Re: ISSUE-140 CPP — no conformance versions

From: Lars Gunther <gunther@keryx.se>
Date: Sun, 06 Feb 2011 23:58:26 +0100
Message-ID: <4D4F2792.7020306@keryx.se>
To: HTML WG <public-html@w3.org>
2011-02-06 14:19, Anne van Kesteren skrev:
> Summary: Conformance to HTML should not have versions.

Answering Anne, but I've read the whole thread up to now.

I can live with the dual mode of WhatWG going versionless while the W3C 
has versions. But as a teacher I would find it very hard to not have a 
fixed profile when using a conformance checker. Making ad hoc profiles 
as suggested by Benjamin H-L could be an opt-in, but especially for 
newbies advice like the following will just add extra confusion:

"Use markup patterns described in documents L, M, N.
Validate using tool X using options Q and R. Ignore errors A, B, C.
Lint using tool Y. Ignore warnings G, H, I."

For quite some time now, the doctype has been the contract to what 
flavour of (X)HTML a developer is using, and it has worked fairly well, 
even though some rules have been de facto bad (e.g. disallowing 
numbering on numbered lists). Validation according to fixed set of rules 
works mentally. Validation performed against a floating target does not.

Putting my teacher's hat on:

One can not expect teachers and students to keep track of every new 
feature or change in HTML, as soon as it has been put into the spec. If 
it did validate on Monday when the assignment was turned in, it should 
still validate on Friday when it is being graded. I think this can be an 
issue for companies dealing with clients as well. "But you said you 
would deliver valid code..."

Perhaps a reasonable compromise could be to have conformance checkers do 
"profiles", instead of versions, like JSLint having a pre made setting 
called "the good parts". But that would of course lead us down the path 
of having a plethora of profiles and until this horse is out of the 
stable, lets KISS!

As for conformance versions giving a wrong "impression", speaking as a 
teacher, I think that is a far lesser problem to deal with.

Another thing to consider: Getting an all green from the validator is a 
boost of morale for young students. Simple, but I've seen it again and 
again.
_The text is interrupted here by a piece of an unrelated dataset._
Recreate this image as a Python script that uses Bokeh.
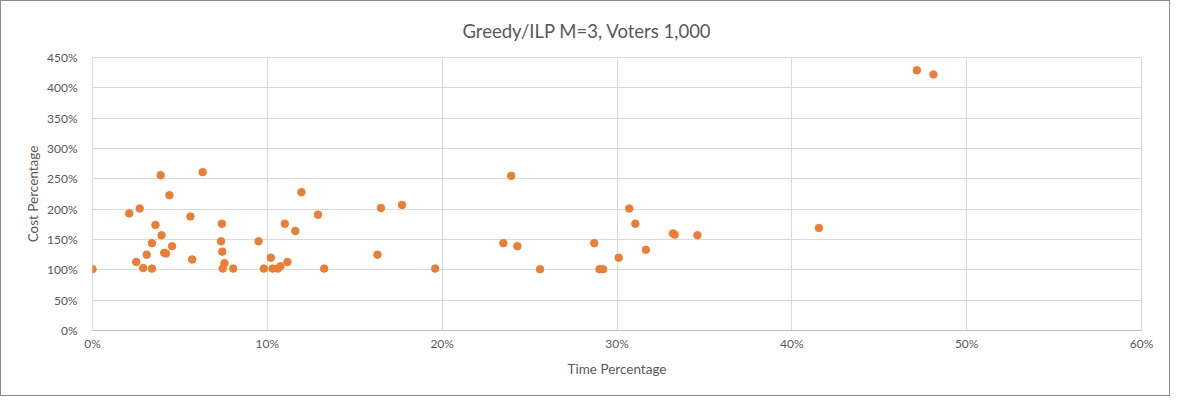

Whenever I encounter a situation in the CSS validator where there 
is a bug and the green is unavailable for the wrong reasons, there may 
be an intellectual acceptance of the fact, but it does not work as a pat 
on the back with the same force as getting a real "green" does.

Of course validation against an obsolete or buggy set of rules might 
produce a false sense of security, but once again, as a teacher my 
experience is that this also is a lesser problem.